Senior figures in Parliament are already worried about how many politicians will be able to attend and fear a diplomatic headache in trying to accommodate many of the 650 MPs and 800 peers vying for a seat alongside guests including Commonwealth leaders, the extended British Royal Family, foreign royalty, other dignitaries and representatives of charities supported by the monarchy.
“We are still waiting for details of a plan, but we have been told to expect attendance numbers of around 3,000 so nothing like the 8,000 last time, when they had to put up scaffolding and all sorts to accommodate the numbers,” a Parliamentary source said.
“It will mean far fewer people, so they will have to think about who does and does not get an invite. There will be a lot of disappointed people.”
The Queen’s funeral in September gave the Parliamentary authorities a taste of what may be to come. In November Cabinet minister Sir Gavin Williamson was forced to resign after it emerged he had been accused of bullying Chief Whip Wendy Morton in text messages berating her over her failure to get him an invitation to the state funeral.
Prime Minister Rishi Sunak has described the Coronation as “a unique moment for the country” and promised that it will showcase the best of Britain. Palace officials have said there will be pomp and pageantry “with all the bangs and whistles” but royal sources have also insisted it will be arranged with the cost-of-living crisis “very much in mind”.
The Queen’s Coronation in 1953 cost £1.57million, equivalent to £56million in 2023 prices according to some inflation calculators. Government officials have declined to say whether a budget has been set for the 2023 Coronation but the costs, spread between the Royal Household and various Government departments as well as the police, are likely to be disclosed only after the event.

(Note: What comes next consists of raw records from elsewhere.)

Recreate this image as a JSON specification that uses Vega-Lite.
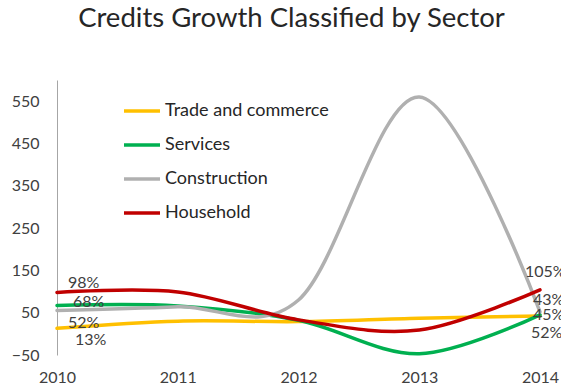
{
  "$schema": "https://vega.github.io/schema/vega-lite/v6.json",
  "width": 483,
  "height": 275,
  "autosize": {"type": "none"},
  "padding": {"left": 57, "top": 80, "right": 21, "bottom": 33},
  "background": "white",
  "config": {
    "view": {"stroke": null},
    "font": "Lato",
    "text": {"font": "Lato", "fontSize": 16, "color": "#404040"}
  },
  "title": {
    "text": "Credits Growth Classified by Sector",
    "font": "Lato",
    "fontSize": 27.5,
    "fontWeight": "normal",
    "color": "#262626",
    "anchor": "middle",
    "frame": "group",
    "baseline": "alphabetic",
    "offset": 26,
    "dx": -7
  },
  "data": {
    "values": [
      {"year": 2010, "sector": "Trade and commerce", "value": 13, "label": "13%"},
      {"year": 2011, "sector": "Trade and commerce", "value": 30},
      {"year": 2012, "sector": "Trade and commerce", "value": 29},
      {"year": 2013, "sector": "Trade and commerce", "value": 37},
      {"year": 2014, "sector": "Trade and commerce", "value": 42, "label": "52%"},
      {"year": 2010, "sector": "Services", "value": 67, "label": "68%"},
      {"year": 2011, "sector": "Services", "value": 66},
      {"year": 2012, "sector": "Services", "value": 32},
      {"year": 2013, "sector": "Services", "value": -47},
      {"year": 2014, "sector": "Services", "value": 45, "label": "45%"},
      {"year": 2010, "sector": "Construction", "value": 55, "label": "52%"},
      {"year": 2011, "sector": "Construction", "value": 64},
      {"year": 2012, "sector": "Construction", "value": 80},
      {"year": 2013, "sector": "Construction", "value": 560},
      {"year": 2014, "sector": "Construction", "value": 52, "label": "43%"},
      {"year": 2010, "sector": "Household", "value": 98, "label": "98%"},
      {"year": 2011, "sector": "Household", "value": 99},
      {"year": 2012, "sector": "Household", "value": 33},
      {"year": 2013, "sector": "Household", "value": 9},
      {"year": 2014, "sector": "Household", "value": 104, "label": "105%"}
    ]
  },
  "encoding": {
    "x": {
      "field": "year",
      "type": "quantitative",
      "scale": {"domain": [2010, 2014], "nice": false, "zero": false},
      "axis": {
        "title": null,
        "values": [2010, 2011, 2012, 2013, 2014],
        "format": "d",
        "domain": false,
        "ticks": false,
        "grid": false,
        "labelFont": "Lato",
        "labelFontSize": 16,
        "labelColor": "#404040",
        "labelPadding": 14,
        "labelFlush": false
      }
    },
    "y": {
      "field": "value",
      "type": "quantitative",
      "scale": {"domain": [-50, 600], "nice": false, "zero": false},
      "axis": {
        "title": null,
        "values": [-50, 50, 150, 250, 350, 450, 550],
        "domainColor": "#A6A6A6",
        "domainWidth": 1,
        "ticks": false,
        "grid": false,
        "labelFont": "Lato",
        "labelFontSize": 16,
        "labelColor": "#404040",
        "labelPadding": 18
      }
    }
  },
  "layer": [
    {
      "data": {"values": [{"y0": 0}]},
      "mark": {"type": "rule", "color": "#A6A6A6", "strokeWidth": 1.5},
      "encoding": {
        "y": {"field": "y0", "type": "quantitative"},
        "x": {"datum": 2010},
        "x2": {"datum": 2014}
      }
    },
    {
      "mark": {"type": "line", "interpolate": "cardinal", "strokeWidth": 3.5, "strokeCap": "round"},
      "encoding": {
        "color": {
          "field": "sector",
          "type": "nominal",
          "scale": {
            "domain": ["Trade and commerce", "Services", "Construction", "Household"],
            "range": ["#FFC000", "#00B050", "#B0B0B0", "#C00000"]
          },
          "legend": {
            "title": null,
            "orient": "none",
            "legendX": 65,
            "legendY": 21,
            "symbolType": "stroke",
            "symbolSize": 1296,
            "symbolStrokeWidth": 3.5,
            "clipHeight": 20,
            "rowPadding": 14,
            "padding": 0,
            "labelOffset": 3,
            "labelFont": "Lato",
            "labelFontSize": 18,
            "labelColor": "#262626",
            "labelLimit": 300
          }
        },
        "detail": {"field": "sector"}
      }
    },
    {
      "transform": [{"filter": "datum.label == '98%'"}],
      "mark": {"type": "text", "align": "left", "baseline": "middle", "dx": 11, "dy": -9},
      "encoding": {"text": {"field": "label"}}
    },
    {
      "transform": [{"filter": "datum.label == '68%'"}],
      "mark": {"type": "text", "align": "left", "baseline": "middle", "dx": 16, "dy": -4},
      "encoding": {"text": {"field": "label"}}
    },
    {
      "transform": [{"filter": "datum.year == 2010 && datum.sector == 'Construction'"}],
      "mark": {"type": "text", "align": "left", "baseline": "middle", "dx": 11, "dy": 12},
      "encoding": {"text": {"field": "label"}}
    },
    {
      "transform": [{"filter": "datum.label == '13%'"}],
      "mark": {"type": "text", "align": "left", "baseline": "middle", "dx": 18, "dy": 12},
      "encoding": {"text": {"field": "label"}}
    },
    {
      "transform": [{"filter": "datum.label == '105%'"}],
      "mark": {"type": "text", "align": "left", "baseline": "middle", "dx": -15, "dy": -18},
      "encoding": {"text": {"field": "label"}}
    },
    {
      "transform": [{"filter": "datum.label == '43%'"}],
      "mark": {"type": "text", "align": "left", "baseline": "middle", "dx": -7, "dy": -12},
      "encoding": {"text": {"field": "label"}}
    },
    {
      "transform": [{"filter": "datum.label == '45%'"}],
      "mark": {"type": "text", "align": "left", "baseline": "middle", "dx": -7, "dy": 0},
      "encoding": {"text": {"field": "label"}}
    },
    {
      "transform": [{"filter": "datum.year == 2014 && datum.sector == 'Trade and commerce'"}],
      "mark": {"type": "text", "align": "left", "baseline": "middle", "dx": -9, "dy": 17},
      "encoding": {"text": {"field": "label"}}
    }
  ]
}
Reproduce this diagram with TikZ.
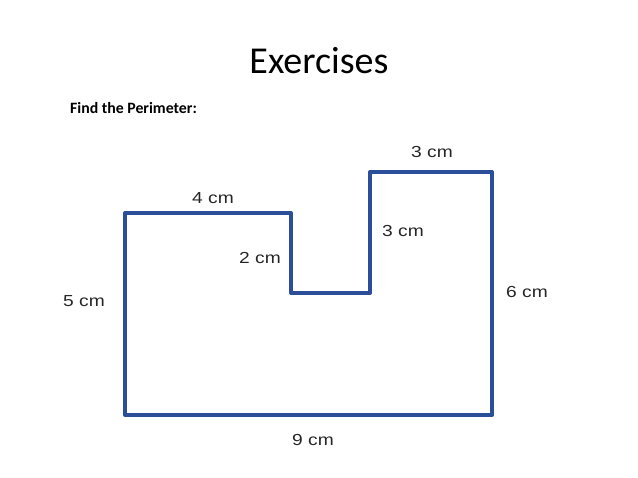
\documentclass[tikz,border=0pt]{standalone}
\usepackage{fontspec}
\setmainfont{Carlito}
\newfontfamily\labelfont{Liberation Sans}
\definecolor{shapeblue}{HTML}{2B4E9B}
\newcommand{\widelabel}[1]{\scalebox{1.2}[1]{#1}}
\begin{document}
\begin{tikzpicture}[x=1pt,y=-1pt,
  dimlabel/.style={font=\labelfont\fontsize{16}{18}\selectfont, text=black!85, inner sep=0pt, anchor=center},
  outline/.style={draw=shapeblue, line width=4pt, line join=round}]
\useasboundingbox (0,0) rectangle (638,478);
\node[font=\fontsize{38}{44}\selectfont, anchor=center] (title) at (319,61) {Exercises};
\node[font=\bfseries\fontsize{15.8}{18}\selectfont, anchor=west, inner sep=0pt] (task) at (70,108) {Find the Perimeter:};
\coordinate (a) at (125,213);
\coordinate (b) at (291,213);
\coordinate (c) at (291,293);
\coordinate (d) at (370,293);
\coordinate (e) at (370,172);
\coordinate (f) at (492,172);
\coordinate (g) at (492,415);
\coordinate (h) at (125,415);
\draw[outline] (a) -- (b) -- (c) -- (d) -- (e) -- (f) -- (g) -- (h) -- cycle;
\node[dimlabel] (l4) at (213,198) {\widelabel{4 cm}};
\node[dimlabel] (l2) at (260,258) {\widelabel{2 cm}};
\node[dimlabel] (l3t) at (432,152) {\widelabel{3 cm}};
\node[dimlabel] (l3m) at (403,231) {\widelabel{3 cm}};
\node[dimlabel] (l6) at (527,292) {\widelabel{6 cm}};
\node[dimlabel] (l5) at (84,301) {\widelabel{5 cm}};
\node[dimlabel] (l9) at (313,440) {\widelabel{9 cm}};
\end{tikzpicture}
\end{document}
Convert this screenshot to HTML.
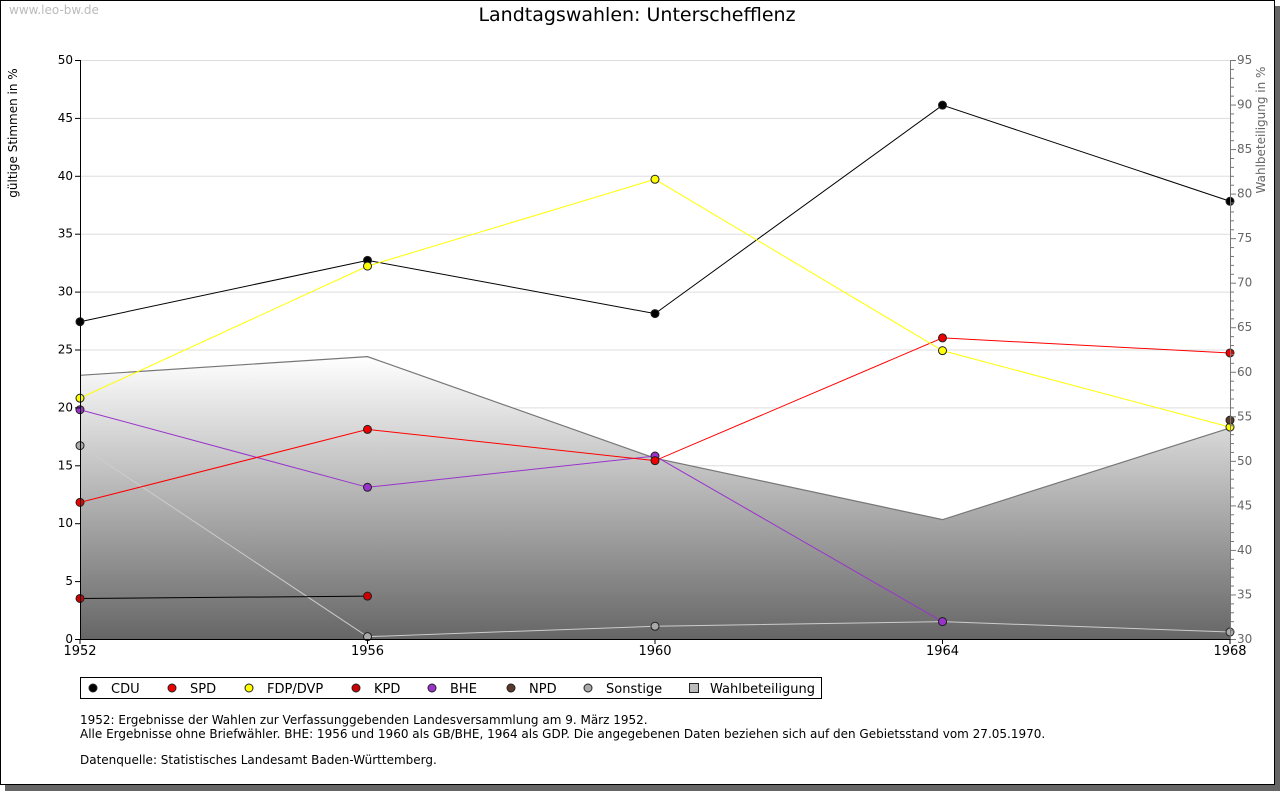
<!DOCTYPE html>
<html><head><meta charset="utf-8"><style>
body{margin:0;background:#fff;font-family:"Liberation Sans","DejaVu Sans",sans-serif;}
svg text{font-family:"DejaVu Sans","Liberation Sans",sans-serif;}
</style></head><body>
<svg id="chart" width="1280" height="791" xmlns="http://www.w3.org/2000/svg">
<defs><linearGradient id="wg" gradientUnits="userSpaceOnUse" x1="0" y1="357" x2="0" y2="639"><stop offset="0" stop-color="#fff"/><stop offset="1" stop-color="#666"/></linearGradient></defs>
<rect x="5" y="6" width="1275" height="785" fill="#666"/>
<rect x="0.5" y="0.5" width="1274" height="784" fill="#fff" stroke="#000"/>
<text x="9" y="14" font-size="12" fill="#bbb">www.leo-bw.de</text>
<text x="637" y="21" font-size="19" text-anchor="middle">Landtagswahlen: Unterschefflenz</text>
<text transform="translate(17,133) rotate(-90)" font-size="12" text-anchor="middle">gültige Stimmen in %</text>
<text transform="translate(1265,130) rotate(-90)" font-size="12" fill="#666" text-anchor="middle">Wahlbeteiligung in %</text>
<g id="grid"></g><g id="area"></g><g id="lines"></g><g id="axes"></g>
<g>
<rect x="80.5" y="677.5" width="741" height="21" fill="#fff" stroke="#000"/>
<g id="legend"></g></g>
<text x="80" y="724" font-size="12">1952: Ergebnisse der Wahlen zur Verfassunggebenden Landesversammlung am 9. März 1952.</text>
<text x="80" y="738" font-size="12">Alle Ergebnisse ohne Briefwähler. BHE: 1956 und 1960 als GB/BHE, 1964 als GDP. Die angegebenen Daten beziehen sich auf den Gebietsstand vom 27.05.1970.</text>
<text x="80" y="764" font-size="12">Datenquelle: Statistisches Landesamt Baden-Württemberg.</text>
</svg>
<script>
const years=[1952,1956,1960,1964,1968];
const cdu=[27.4,32.7,28.1,46.1,37.8];
const spd=[11.8,18.1,15.4,26.0,24.7];
const fdp=[20.8,32.2,39.7,24.9,18.3];
const kpd=[3.5,3.7,null,null,null];
const bhe=[19.8,13.1,15.8,1.5,null];
const npd=[null,null,null,null,18.9];
const sonst=[16.7,0.2,1.1,1.5,0.6];
const turnout=[59.6,61.7,50.3,43.4,53.7];
const leftTicks=[0,5,10,15,20,25,30,35,40,45,50];
const rightTicks=[30,35,40,45,50,55,60,65,70,75,80,85,90,95];
const NS="http://www.w3.org/2000/svg";
const X0=80,X1=1230,Y0=639,Y1=60;
const xs=y=>X0+(y-1952)/(1968-1952)*(X1-X0);
const ys=v=>Y0-v/50*(Y0-Y1);
const ys2=v=>Y0-(v-30)/65*(Y0-Y1);
function el(t,a,p){const e=document.createElementNS(NS,t);for(const k in a)e.setAttribute(k,a[k]);document.getElementById(p).appendChild(e);return e;}
leftTicks.forEach(t=>{
 if(t>0){const g=el('line',{x1:X0,x2:X1,y1:ys(t)+.5,y2:ys(t)+.5,stroke:'#ddd'},'grid');
 
 }
 el('line',{x1:X0-5,x2:X0,y1:ys(t)+.5,y2:ys(t)+.5,stroke:'#000'},'axes');
 const tx=el('text',{x:X0-7,y:ys(t)+4,'font-size':12,'text-anchor':'end'},'axes');tx.textContent=t;
 
 
});
for(let v=30;v<=95;v++){el('line',{x1:X1,x2:X1+(v%5?4:6),y1:ys2(v)+.5,y2:ys2(v)+.5,stroke:'#777'},'axes');}
rightTicks.forEach(t=>{const tx=el('text',{x:X1+7,y:ys2(t)+4,'font-size':12,fill:'#666'},'axes');tx.textContent=t;
 
 });
years.forEach(y=>{el('line',{x1:xs(y),x2:xs(y),y1:Y0,y2:Y0+5,stroke:'#000'},'axes');
 const tx=el('text',{x:xs(y),y:Y0+16,'font-size':13,'text-anchor':'middle'},'axes');tx.textContent=y;
 
 });
el('line',{x1:X0+.5,x2:X0+.5,y1:Y1,y2:Y0,stroke:'#000'},'axes');
el('line',{x1:X1+.5,x2:X1+.5,y1:Y1,y2:Y0,stroke:'#777'},'axes');
el('line',{x1:X0,x2:X1,y1:Y0+.5,y2:Y0+.5,stroke:'#000'},'axes');
let d='M'+xs(years[0])+','+Y0;years.forEach((y,i)=>d+=' L'+xs(y)+','+ys2(turnout[i]));d+=' L'+xs(years[4])+','+Y0+'Z';
const a=el('path',{d:d,fill:'url(#wg)'},'area');


let d2='';years.forEach((y,i)=>d2+=(i?' L':'M')+xs(y)+','+ys2(turnout[i]));
el('path',{d:d2,fill:'none',stroke:'#777','stroke-width':1.2},'area');
const series=[['cdu',cdu,'#000','#000'],['sonstige',sonst,'#ccc','#aaa'],['kpd',kpd,'#000','#c00'],['bhe',bhe,'#9933cc','#9933cc'],['spd',spd,'#f00','#e00'],['fdp',fdp,'#ff0','#ff0'],['npd',npd,'#5a3a2a','#5a3a2a']];
series.forEach(([n,vals,lc,mc])=>{
 let p='';let first=true;vals.forEach((v,i)=>{if(v==null)return;p+=(first?'M':' L')+xs(years[i])+','+ys(v);first=false;});
 const l=el('path',{d:p,fill:'none',stroke:lc,'stroke-width':1},'lines');
 
 
 vals.forEach((v,i)=>{if(v==null)return;const cx=xs(years[i]),cy=ys(v);
  const m=el('circle',{cx:cx,cy:cy,r:4,fill:mc,stroke:'#222','stroke-width':1},'lines');
  
  });
});
const leg=[['CDU','#000',89],['SPD','#e00',168],['FDP/DVP','#ff0',245],['KPD','#c00',352],['BHE','#9933cc',428],['NPD','#5a3a2a',507],['Sonstige','#aaa',584]];
leg.forEach(([t,c,x])=>{const m=el('circle',{cx:x+4,cy:688,r:4,fill:c,stroke:'#222'},'legend');
 
 
 const tx=el('text',{x:x+22,y:693,'font-size':13},'legend');tx.textContent=t;
 
 });
el('rect',{x:689.5,y:683.5,width:9,height:9,fill:'#bbb',stroke:'#222'},'legend');
const tw=el('text',{x:710,y:693,'font-size':13},'legend');tw.textContent='Wahlbeteiligung';


</script>
</body></html>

Some royal insiders have predicted that this Coronation will be far less lavish but still akin to a royal wedding or funeral, events that have typically cost the taxpayer around £8 million at today’s prices.
Catherine Pepinster, author of the book Defenders of the Faith: the British Monarchy, Religion, and the next Coronation, predicted that the King’s decision this week to give up any chance of benefitting from a £1 billion windfall from green energy that will boost the profits of the Crown Estate would pave the way for a more eye-catching ceremony than some expected.
“This will make a show-stopper Coronation, funded by the public purse, much more palatable,” she said. “I think the Queen’s Platinum Jubilee celebrations showed that you can have a tremendously impressive event watched on TV right across the world without having 8,000 guests inside Westminster Abbey.”